I seriously love this show. It makes me feel good about life. It is a show that is primarily sweet instead of cynical and there are not many of those. Especially not many that I watch. I also love how many women it has and amazing female friendships and just… everything is great. It is all awesome.

But I did not decide to write a blog entry just generally praising Parks and Rec. I’m pretty sure that most people are on that train already. What I’ve been thinking about is Leslie Knope.

Leslie is the lead character in Parks and Rec, played amazingly by Amy Poehler. She is goofy and zany and perhaps a little bit crazy. She is also incredibly loyal and smart and ridiculously talented at her job and one of the best gift givers I have ever seen. I love Leslie. She makes me feel good to watch because she is amazing but also because watching her makes me feel like you can be amazing and also not perfect.

Leslie is absolutely not perfect. She freezes when she’s nervous and says stupid things (although of course her stupid things are much funnier than those of us who are NOT comedians ever get to say); she gets so excited about her ideas that she sometimes steamrolls right over her best friend Ann, just because Ann is too sweet to say no; she cannot let things go EVER; she is so fiercely competitive that she has sometimes hurt her own causes or people she loves just because she needs to win; and sometimes because she loves presents so much, she completely overwhelms people and ignores what they might really want or need to drown them in presents.

I do not relate to all of those flaws, but I relate to some of them. Honestly, even if Leslie was not much like me at all, I would still feel better watching her character. The point is not her specific flaws but the fact that she has them at all. Generally female characters who are “crazy” are only crazy. That is their entire personality trait. They are insane and useless in the midst of that. Leslie has weird quirks that are arguably a bit crazy, and sometimes make her hard to be around. Just like the rest of us. But to the people who love her, they know that she is an amazing friend and that all the rest of it is just part of the package. She grows and she changes, she learns to mitigate her stronger destructive impulses and, as she does, more of her constructive impulses come through.

I grew up with a lot of destructive impulses. It has taken a lot of years to sort through and discover what even was destructive and what was important. I’ve made a lot of progress. But one of the things that can make me feel the most hopeless is feeling like I need to get rid of all of it to be lovable. Like I am never going to not be a little bit crazy. I am always going to be a bit high maintenance of a friend or lover. I will never be able to be just completely chill about things. I wish I could be and I work really hard on that but I always fail.
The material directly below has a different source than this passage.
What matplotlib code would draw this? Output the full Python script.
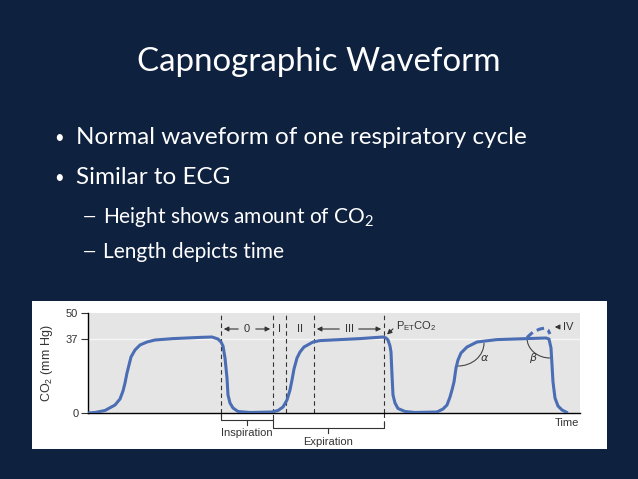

But when I see a character like Leslie Knope, I feel better about myself. Maybe it’s not important to be perfect. Maybe the point isn’t to make sure that no one else has to deal with your mess. Maybe the goal is to just be as awesome as you can possibly be and keep working on the rest. The people who love you will love all of you, even if some of it is still a little messy.

So thank you, Amy Poehler! I will now proceed to maybe just watch through Parks and Rec over and over again for the rest of my life. I may or may not be joking.